* start INPUT FOR THIS TASK *

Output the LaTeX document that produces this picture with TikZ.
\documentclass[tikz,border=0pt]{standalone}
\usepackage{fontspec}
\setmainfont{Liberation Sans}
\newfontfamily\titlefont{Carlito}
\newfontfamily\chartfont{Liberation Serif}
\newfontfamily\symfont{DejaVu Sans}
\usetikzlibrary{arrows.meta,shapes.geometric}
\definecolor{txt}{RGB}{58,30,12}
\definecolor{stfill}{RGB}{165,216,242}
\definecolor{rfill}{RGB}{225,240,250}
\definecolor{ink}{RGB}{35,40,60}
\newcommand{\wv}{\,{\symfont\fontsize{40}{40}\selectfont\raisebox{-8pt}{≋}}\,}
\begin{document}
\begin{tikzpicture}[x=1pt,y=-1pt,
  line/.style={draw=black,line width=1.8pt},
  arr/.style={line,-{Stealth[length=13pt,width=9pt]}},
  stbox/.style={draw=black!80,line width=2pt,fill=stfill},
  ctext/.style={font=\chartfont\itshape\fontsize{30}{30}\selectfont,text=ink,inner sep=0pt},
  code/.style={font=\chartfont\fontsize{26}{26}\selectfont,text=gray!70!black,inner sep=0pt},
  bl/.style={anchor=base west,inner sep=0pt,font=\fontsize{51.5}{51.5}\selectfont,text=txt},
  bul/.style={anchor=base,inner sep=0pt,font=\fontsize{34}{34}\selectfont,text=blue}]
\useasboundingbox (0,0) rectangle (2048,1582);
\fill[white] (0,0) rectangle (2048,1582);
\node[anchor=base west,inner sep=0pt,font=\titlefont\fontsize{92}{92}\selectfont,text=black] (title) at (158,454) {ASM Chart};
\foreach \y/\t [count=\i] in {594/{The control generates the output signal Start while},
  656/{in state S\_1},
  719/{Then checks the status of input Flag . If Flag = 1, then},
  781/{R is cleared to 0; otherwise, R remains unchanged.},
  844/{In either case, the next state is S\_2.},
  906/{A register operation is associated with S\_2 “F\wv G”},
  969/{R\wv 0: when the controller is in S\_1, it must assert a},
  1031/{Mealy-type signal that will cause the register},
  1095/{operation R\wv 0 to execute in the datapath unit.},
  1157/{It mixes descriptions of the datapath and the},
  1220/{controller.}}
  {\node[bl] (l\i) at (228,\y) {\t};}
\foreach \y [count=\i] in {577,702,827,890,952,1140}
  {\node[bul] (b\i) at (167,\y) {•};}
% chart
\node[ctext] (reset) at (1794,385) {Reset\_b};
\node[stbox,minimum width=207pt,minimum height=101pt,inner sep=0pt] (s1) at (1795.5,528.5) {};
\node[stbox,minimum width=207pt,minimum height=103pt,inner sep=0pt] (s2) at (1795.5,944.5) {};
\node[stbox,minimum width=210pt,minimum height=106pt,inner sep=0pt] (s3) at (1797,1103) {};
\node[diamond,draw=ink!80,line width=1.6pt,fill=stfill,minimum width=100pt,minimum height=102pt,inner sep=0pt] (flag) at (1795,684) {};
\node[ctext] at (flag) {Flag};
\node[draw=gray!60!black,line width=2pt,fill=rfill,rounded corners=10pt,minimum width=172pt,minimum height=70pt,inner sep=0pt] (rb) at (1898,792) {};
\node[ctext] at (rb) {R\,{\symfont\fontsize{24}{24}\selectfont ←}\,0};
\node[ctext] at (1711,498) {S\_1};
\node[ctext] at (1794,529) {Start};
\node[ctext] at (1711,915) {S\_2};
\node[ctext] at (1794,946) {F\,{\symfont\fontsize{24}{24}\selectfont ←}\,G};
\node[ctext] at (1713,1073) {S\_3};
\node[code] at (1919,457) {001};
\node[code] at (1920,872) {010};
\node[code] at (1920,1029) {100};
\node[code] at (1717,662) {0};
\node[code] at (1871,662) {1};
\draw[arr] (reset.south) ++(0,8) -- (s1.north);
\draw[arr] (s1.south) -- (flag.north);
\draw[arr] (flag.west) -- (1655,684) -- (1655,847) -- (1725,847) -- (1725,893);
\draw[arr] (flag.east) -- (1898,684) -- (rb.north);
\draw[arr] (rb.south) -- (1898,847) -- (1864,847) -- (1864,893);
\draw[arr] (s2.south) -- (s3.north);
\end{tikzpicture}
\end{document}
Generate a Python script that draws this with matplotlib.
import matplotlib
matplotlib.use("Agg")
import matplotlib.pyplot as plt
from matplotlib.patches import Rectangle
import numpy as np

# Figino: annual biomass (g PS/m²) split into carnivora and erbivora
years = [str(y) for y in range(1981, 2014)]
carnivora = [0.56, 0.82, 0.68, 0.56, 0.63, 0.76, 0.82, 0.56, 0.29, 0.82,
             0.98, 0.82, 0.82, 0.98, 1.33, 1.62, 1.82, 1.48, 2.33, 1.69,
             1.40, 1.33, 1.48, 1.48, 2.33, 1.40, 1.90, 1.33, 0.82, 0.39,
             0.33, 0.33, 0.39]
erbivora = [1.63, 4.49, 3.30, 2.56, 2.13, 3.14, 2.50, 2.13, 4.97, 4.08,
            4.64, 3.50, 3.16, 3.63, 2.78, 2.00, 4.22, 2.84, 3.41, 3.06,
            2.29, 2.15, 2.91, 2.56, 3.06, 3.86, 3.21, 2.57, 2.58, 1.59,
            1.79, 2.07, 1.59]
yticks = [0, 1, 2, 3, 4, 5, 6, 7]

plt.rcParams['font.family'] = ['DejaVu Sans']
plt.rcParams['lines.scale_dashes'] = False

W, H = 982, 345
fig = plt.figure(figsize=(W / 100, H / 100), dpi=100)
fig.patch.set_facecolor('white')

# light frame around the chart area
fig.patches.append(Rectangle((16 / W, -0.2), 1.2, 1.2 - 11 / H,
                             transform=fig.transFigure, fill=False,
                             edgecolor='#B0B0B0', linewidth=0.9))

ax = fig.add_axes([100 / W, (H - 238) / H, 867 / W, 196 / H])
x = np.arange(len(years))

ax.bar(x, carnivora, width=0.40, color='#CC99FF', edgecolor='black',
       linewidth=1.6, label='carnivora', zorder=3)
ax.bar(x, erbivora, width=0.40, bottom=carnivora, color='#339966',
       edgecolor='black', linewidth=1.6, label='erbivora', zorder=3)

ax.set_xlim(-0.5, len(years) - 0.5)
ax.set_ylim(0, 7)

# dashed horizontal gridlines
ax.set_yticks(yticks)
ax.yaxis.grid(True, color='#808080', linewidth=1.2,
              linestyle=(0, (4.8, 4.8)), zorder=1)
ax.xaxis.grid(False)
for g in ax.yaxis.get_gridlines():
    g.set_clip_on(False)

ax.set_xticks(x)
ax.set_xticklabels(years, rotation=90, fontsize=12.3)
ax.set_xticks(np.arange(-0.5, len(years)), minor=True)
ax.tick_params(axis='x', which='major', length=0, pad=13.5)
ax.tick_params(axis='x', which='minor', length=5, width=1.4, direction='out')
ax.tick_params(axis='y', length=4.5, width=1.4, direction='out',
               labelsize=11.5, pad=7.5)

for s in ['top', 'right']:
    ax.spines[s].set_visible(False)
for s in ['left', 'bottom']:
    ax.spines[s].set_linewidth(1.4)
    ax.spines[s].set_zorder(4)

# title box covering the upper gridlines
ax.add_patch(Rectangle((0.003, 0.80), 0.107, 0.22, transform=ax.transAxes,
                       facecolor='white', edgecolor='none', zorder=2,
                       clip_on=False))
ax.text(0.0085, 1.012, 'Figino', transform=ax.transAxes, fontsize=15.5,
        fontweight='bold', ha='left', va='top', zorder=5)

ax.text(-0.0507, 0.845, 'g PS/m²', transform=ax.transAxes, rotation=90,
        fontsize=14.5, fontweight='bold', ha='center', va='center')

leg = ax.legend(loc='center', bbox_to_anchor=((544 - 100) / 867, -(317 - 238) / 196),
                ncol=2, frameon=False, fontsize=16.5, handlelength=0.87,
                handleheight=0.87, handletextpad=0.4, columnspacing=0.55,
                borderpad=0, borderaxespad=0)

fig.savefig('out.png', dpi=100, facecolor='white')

* end INPUT FOR THIS TASK *

• [TASK TO CARRY OUT]:
Within the listing above, the range opens at the line with "Generate a Python" and closes at the line with "import numpy as np". Reproduce exactly the lines of that range, including both ends.

• [SOLUTION TO THE PROBLEM]:
Generate a Python script that draws this with matplotlib.
import matplotlib
matplotlib.use("Agg")
import matplotlib.pyplot as plt
from matplotlib.patches import Rectangle
import numpy as np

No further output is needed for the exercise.